Aber warum zum Teufel beschützt mich das Chlor offenbar vor jeder Art von Infekt? Weil es Bakterien, Viren und Pilze tötet? Sollte es so simpel sein? Ich denke: nein. Es muss so viel größer sein – ich bin im Sternzeichen Fische geboren, glaube also an allen möglichen Quatsch. Was kein Quatsch ist: In Form von Chloridionen kann das Element regulierend auf unseren Säure-Basen-Haushalt wirken, was ja bekanntermaßen der Trick ist, um gesund zu bleiben. Ich fühle aber, dass es außerdem etwas mit meinen inneren Vulkanen zu tun haben muss, mit der Ozonschicht um mein Herz, mit den Zahlen 7, 3, 17 und eventuell auch mit der 25, und in meiner Brust spüre ich fast täglich die lodernde Eisenwolle.
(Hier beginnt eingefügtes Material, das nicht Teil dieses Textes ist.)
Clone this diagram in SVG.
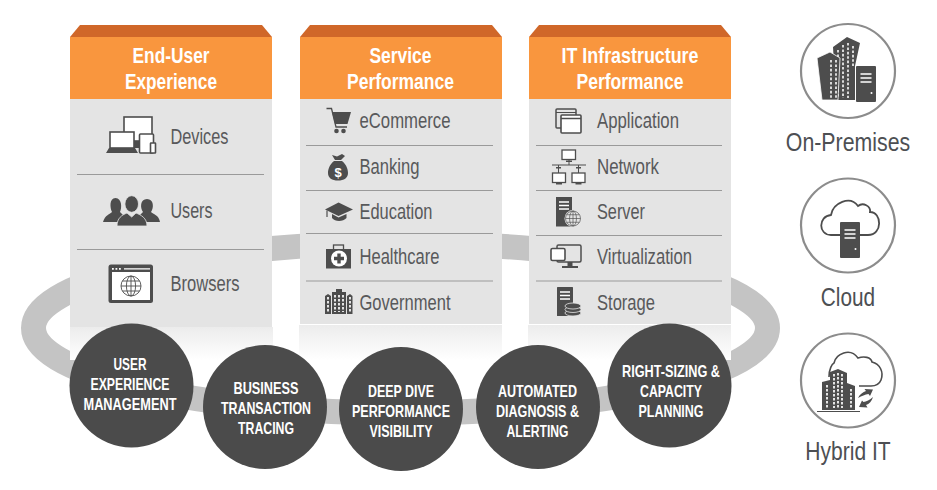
<svg xmlns="http://www.w3.org/2000/svg" width="937" height="490" viewBox="0 0 937 490">
<style>
text{font-family:"Liberation Sans",Arial,sans-serif}
.h{font-size:22px;font-weight:700;fill:#fff;text-anchor:middle}
.i{font-size:21.5px;fill:#58595b}
.c{font-size:16.5px;font-weight:700;fill:#fff;text-anchor:middle}
.p{font-size:26px;fill:#4d4f53;text-anchor:middle}
.cap{fill:#d06729}.org{fill:#f9963e}.gray{fill:#e4e4e4}
.div{stroke:#9a9a9a;stroke-width:1}
.d{fill:#4d4d4d}.w{fill:#fff}
.ol{fill:#fff;stroke:#4d4d4d;stroke-width:1.6}
.wl{fill:none;stroke:#fff;stroke-width:1.4}
.bub{fill:#4b4b4b}
.rc{fill:#fff;stroke:#8c8c8c;stroke-width:2.2}
.win{fill:none;stroke:#e4e4e4;stroke-width:2;stroke-dasharray:2.4 1.6}
.winw{fill:none;stroke:#d8d8d8;stroke-width:2;stroke-dasharray:2.6 1.8}
</style>
<defs>
<linearGradient id="fade" x1="0" y1="0" x2="0" y2="1"><stop offset="0" stop-color="#ececec"/><stop offset="1" stop-color="#fff"/></linearGradient>
<g id="globe" fill="none" stroke="#4d4d4d" stroke-width="0.9"><circle r="10"/><ellipse rx="4.6" ry="10"/><path d="M0-10V10M-10 0H10M-8.6-5H8.6M-8.6 5H8.6"/></g>
<g id="srv"><rect width="20" height="36" rx="1" class="d"/><path d="M4.500 8H15.500M4.500 12H15.500M4.500 16H15.500" class="wl"/><circle cx="15.500" cy="27" r="1" class="w"/></g>
</defs>

<g id="connectors"><ellipse cx="400.500" cy="328" rx="367" ry="85" fill="none" stroke="#c4c4c4" stroke-width="25"/></g>

<g id="col-end-user">
<path class="cap" d="M80 25H262L272 37H70Z"/><rect class="org" x="70" y="37" width="202" height="62"/><rect class="gray" x="70" y="99" width="202" height="228"/><rect fill="url(#fade)" x="70" y="327" width="203" height="33"/>
<text class="h" x="171" y="63" textLength="77" lengthAdjust="spacingAndGlyphs">End-User</text>
<text class="h" x="171" y="89" textLength="92" lengthAdjust="spacingAndGlyphs">Experience</text>
<path class="div" d="M77 174.500H264M77 249.500H264"/>
<g id="devices">
<rect class="ol" x="124" y="117" width="28" height="24"/>
<rect class="ol" x="110" y="132" width="24" height="16"/><path class="d" d="M109 148H135L138 153H106Z"/>
<rect class="d" x="134" y="141" width="6" height="7"/>
<rect class="ol" x="139.500" y="134" width="14" height="19" rx="1"/><rect class="ol" x="150.500" y="143" width="5" height="10" rx="0.500"/>
<text class="i" x="170.500" y="144" textLength="58" lengthAdjust="spacingAndGlyphs">Devices</text></g>
<g id="users">
<path class="d" d="M103 222C105 215 110 214 112 212C110 208 109 198 115.500 198C122 198 122 208 120 212L124 216L118 222Z"/>
<path class="d" d="M160 222C159 215 153 214 151 212C154 208 154 199 147 199C140 199 140 208 143 212L139 216L143 222Z"/>
<ellipse class="d" cx="131.700" cy="204" rx="6.800" ry="8.300" stroke="#e4e4e4" stroke-width="0.800"/>
<path class="d" d="M117 226C117 218 122 215 127 213L131.700 217L136 213C141 215 147 218 147 226Z" stroke="#e4e4e4" stroke-width="0.800"/>
<text class="i" x="170.500" y="218" textLength="42" lengthAdjust="spacingAndGlyphs">Users</text></g>
<g id="browsers">
<rect class="d" x="108.500" y="264.500" width="44.500" height="38.500" rx="2.500"/><rect class="w" x="112" y="272" width="38" height="28"/>
<path class="w" d="M112 268h1.800v1.800H112zM115.500 268h1.800v1.800h-1.800zM119 268h1.800v1.800H119zM124 268.300h26v1.200h-26z"/>
<use href="#globe" x="131" y="286"/>
<text class="i" x="170.500" y="291" textLength="69" lengthAdjust="spacingAndGlyphs">Browsers</text></g>
</g>

<g id="col-service">
<path class="cap" d="M310 25H492L502 37H300Z"/><rect class="org" x="300" y="37" width="202" height="62"/><rect class="gray" x="300" y="99" width="202" height="225"/><rect fill="url(#fade)" x="299" y="325" width="203" height="35"/>
<text class="h" x="400.500" y="63" textLength="62" lengthAdjust="spacingAndGlyphs">Service</text>
<text class="h" x="400.500" y="89" textLength="107" lengthAdjust="spacingAndGlyphs">Performance</text>
<path class="div" d="M306 145.500H493M306 190.500H493M306 233.500H493M306 281H493"/>
<g id="ecommerce">
<path d="M326.500 108.500H331.500L336 127H347" fill="none" stroke="#4d4d4d" stroke-width="1.300"/>
<path class="d" d="M332 112H351L347.500 124H335Z"/><circle class="d" cx="336.500" cy="131" r="2.300"/><circle class="d" cx="343.500" cy="131" r="2.300"/>
<text class="i" x="359.500" y="128" textLength="91" lengthAdjust="spacingAndGlyphs">eCommerce</text></g>
<g id="banking">
<path class="d" d="M334 161C329 165 328 170 328 173C328 178 332 180.500 338 180.500C344 180.500 348 178 348 173C348 170 347 165 342 161ZM332 155L337 156.500L342 154L345 156L341 160H335Z"/>
<text x="338" y="176.500" text-anchor="middle" style="font-size:13px;font-weight:700;fill:#fff">$</text>
<text class="i" x="359.500" y="174" textLength="60" lengthAdjust="spacingAndGlyphs">Banking</text></g>
<g id="education">
<path class="d" d="M325 209.500L338.500 202.500L353 209.500L338.500 216Z"/><path class="d" d="M332 214L338.500 217.500L346.500 214V218C343 222 335 222 332 218Z"/>
<path d="M327 210.500V217" stroke="#4d4d4d" stroke-width="1.200"/>
<text class="i" x="359.500" y="219" textLength="73" lengthAdjust="spacingAndGlyphs">Education</text></g>
<g id="healthcare">
<rect class="d" x="326" y="249" width="25" height="19.500"/><rect x="333.500" y="245" width="10" height="5" fill="none" stroke="#4d4d4d" stroke-width="1.300"/>
<circle class="w" cx="339" cy="258.500" r="8"/><path class="d" d="M337.300 253.500h3.400v3.300h3.300v3.400h-3.300v3.300h-3.400v-3.300H334v-3.400h3.300z"/>
<text class="i" x="359.500" y="264" textLength="80" lengthAdjust="spacingAndGlyphs">Healthcare</text></g>
<g id="government">
<path class="d" d="M325 296L328 294L331 296V314H325ZM347 296L350 294L352.500 296V314H347ZM332 292H336V289H342V292H346V314H332Z"/>
<path class="win" d="M335 295V312M339 295V312M343 295V312M328 297V312M350 297V312"/>
<text class="i" x="359.500" y="310" textLength="91" lengthAdjust="spacingAndGlyphs">Government</text></g>
</g>

<g id="col-infrastructure">
<path class="cap" d="M539 25H721L731 37H529Z"/><rect class="org" x="529" y="37" width="202" height="62"/><rect class="gray" x="529" y="99" width="202" height="225"/><rect fill="url(#fade)" x="528" y="325" width="203" height="35"/>
<text class="h" x="630" y="63" textLength="137" lengthAdjust="spacingAndGlyphs">IT Infrastructure</text>
<text class="h" x="630" y="89" textLength="107" lengthAdjust="spacingAndGlyphs">Performance</text>
<path class="div" d="M536 145.500H722M536 190.500H722M536 235.500H722M536 281H722"/>
<g id="application">
<rect x="556" y="109" width="20" height="19" rx="1" fill="#e4e4e4" stroke="#4d4d4d" stroke-width="1.500"/><path d="M556 112.500H576" stroke="#4d4d4d" stroke-width="1"/>
<rect class="ol" x="561" y="115" width="20" height="18" rx="1"/><path d="M561 118.500H581" stroke="#4d4d4d" stroke-width="1.500"/>
<text class="i" x="597" y="128" textLength="82" lengthAdjust="spacingAndGlyphs">Application</text></g>
<g id="network">
<g fill="#fff" stroke="#4d4d4d" stroke-width="1.300"><rect x="562" y="150" width="13.500" height="9.500"/><rect x="552.500" y="173" width="13" height="9.500"/><rect x="572" y="173" width="13" height="9.500"/></g>
<path d="M552 165H586M569 160V165M558.500 165V173M578.500 165V173" stroke="#4d4d4d" stroke-width="1" fill="none"/>
<path class="d" d="M566 160.500h6v1.500h-6zM556 167h5v1.500h-5zM576 167h5v1.500h-5zM556 183h6v1.500h-6zM575.500 183h6v1.500h-6z"/>
<text class="i" x="597" y="174" textLength="62" lengthAdjust="spacingAndGlyphs">Network</text></g>
<g id="server">
<rect class="d" x="556" y="197" width="16" height="29.500"/>
<path class="wl" d="M559 202H569M559 205.500H569M559 209H569"/>
<circle cx="573" cy="218.500" r="8.500" fill="#e4e4e4"/><g transform="translate(573 218.500) scale(.75)"><use href="#globe"/></g>
<text class="i" x="597" y="219" textLength="48" lengthAdjust="spacingAndGlyphs">Server</text></g>
<g id="virtualization">
<rect x="557" y="245" width="24" height="17" rx="1.500" fill="#e4e4e4" stroke="#4d4d4d" stroke-width="1.500"/><rect x="551" y="248.500" width="14" height="12" rx="1.500" class="ol"/>
<path class="d" d="M567.500 262h5v4h-5zM562 266h16v2h-16z"/>
<text class="i" x="597" y="264" textLength="95" lengthAdjust="spacingAndGlyphs">Virtualization</text></g>
<g id="storage">
<rect class="d" x="557" y="287" width="16" height="29" rx="0.500"/><path class="wl" d="M560 292H570M560 295.500H570M560 299H570"/>
<g fill="#4d4d4d" stroke="#e4e4e4" stroke-width="0.800"><ellipse cx="573" cy="313" rx="8" ry="3"/><ellipse cx="573" cy="309.500" rx="8" ry="3"/><ellipse cx="573" cy="306" rx="8" ry="3"/></g>
<text class="i" x="597" y="310" textLength="58" lengthAdjust="spacingAndGlyphs">Storage</text></g>
</g>

<g id="cap-user-experience"><circle class="bub" cx="131.500" cy="385.500" r="62"/>
<text class="c" x="130" y="370" textLength="33" lengthAdjust="spacingAndGlyphs">USER</text><text class="c" x="130" y="390" textLength="79" lengthAdjust="spacingAndGlyphs">EXPERIENCE</text><text class="c" x="130" y="410" textLength="93" lengthAdjust="spacingAndGlyphs">MANAGEMENT</text></g>
<g id="cap-transaction"><circle class="bub" cx="265" cy="407" r="62"/>
<text class="c" x="266" y="394" textLength="65" lengthAdjust="spacingAndGlyphs">BUSINESS</text><text class="c" x="266" y="414" textLength="90" lengthAdjust="spacingAndGlyphs">TRANSACTION</text><text class="c" x="266" y="434" textLength="56" lengthAdjust="spacingAndGlyphs">TRACING</text></g>
<g id="cap-deep-dive"><circle class="bub" cx="401" cy="409" r="62"/>
<text class="c" x="401" y="397" textLength="66" lengthAdjust="spacingAndGlyphs">DEEP DIVE</text><text class="c" x="401" y="417" textLength="98" lengthAdjust="spacingAndGlyphs">PERFORMANCE</text><text class="c" x="401" y="437" textLength="63" lengthAdjust="spacingAndGlyphs">VISIBILITY</text></g>
<g id="cap-diagnosis"><circle class="bub" cx="538" cy="407" r="62"/>
<text class="c" x="537.500" y="397" textLength="79" lengthAdjust="spacingAndGlyphs">AUTOMATED</text><text class="c" x="537.500" y="417" textLength="83" lengthAdjust="spacingAndGlyphs">DIAGNOSIS &amp;</text><text class="c" x="537.500" y="437" textLength="62" lengthAdjust="spacingAndGlyphs">ALERTING</text></g>
<g id="cap-sizing"><circle class="bub" cx="669.500" cy="385.500" r="62"/>
<text class="c" x="671" y="377" textLength="98" lengthAdjust="spacingAndGlyphs">RIGHT-SIZING &amp;</text><text class="c" x="671" y="397" textLength="62" lengthAdjust="spacingAndGlyphs">CAPACITY</text><text class="c" x="671" y="417" textLength="65" lengthAdjust="spacingAndGlyphs">PLANNING</text></g>

<g id="on-premises"><circle class="rc" cx="848" cy="71" r="47"/>
<path class="d" d="M833 47L847 37L860 43L855 66V100H836Z"/>
<path class="winw" d="M838 50V98M843 45V98M848 43V98M853 46V66"/>
<path d="M817 58L830 52L840 58L838 100H822Z" class="d" stroke="#fff" stroke-width="0.800"/>
<path class="winw" d="M831 60V98M836 60V98"/>
<use href="#srv" transform="translate(856 66)"/>
<text class="p" transform="translate(848 151) scale(.82 1)">On-Premises</text></g>
<g id="cloud"><circle class="rc" cx="848" cy="225.500" r="47"/>
<path d="M840 235H831C818 235 818 216 831 215C833 203 850 195 858 206C863 202 871 206 870 212C882 212 883 235 868 235H860" fill="none" stroke="#4d4d4d" stroke-width="1.800"/>
<use href="#srv" transform="translate(840 222)"/>
<text class="p" transform="translate(848 306) scale(.8 1)">Cloud</text></g>
<g id="hybrid-it"><circle class="rc" cx="848" cy="380.500" r="47"/>
<path d="M829 377C829 369 832 364 834 363C836 354 850 347 858 358C864 356 871 357 872 362C880 364 884 372 881 380C879 385 875 386 871 386H859" fill="none" stroke="#4d4d4d" stroke-width="1.600"/>
<path d="M822 382L830 380V372L838 369L847 373V383L855 386V410H822Z" class="d"/>
<path class="win" d="M834 374V408M838 373V408M842 374V408M827 385V408M851 389V408"/>
<path d="M817 411.500H860" stroke="#4d4d4d" stroke-width="1"/>
<path class="d" d="M858 398C860 394 863 392 866 391L864.500 389L873 389.500L870 396L868.500 394C865 394.500 862 396 858 398ZM873 397C872 401 869 404 866 405L867.500 407.500L859 407L862 400.500L863.500 402C866 401.500 870 400 873 397Z"/>
<text class="p" transform="translate(848 460) scale(.81 1)">Hybrid IT</text></g>
</svg>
Kupfer kann ich nicht leiden, ich trage nur Goldschmuck, bin aber sicher, dass in meinem Magen eines Tages eine Tropfsteinhöhle entstehen kann, wenn meine Tränen sich nur genug anstrengen. Wo ich mir jetzt gar nicht sicher bin, ist, ob ich in meiner gechlorten Form überhaupt schon in Europa zugelassen wurde, aber zur Not tauche ich eben ab, nehme einen großen Schluck Chlorwasser und verwandle mich selbst in ein neues chemisches Element.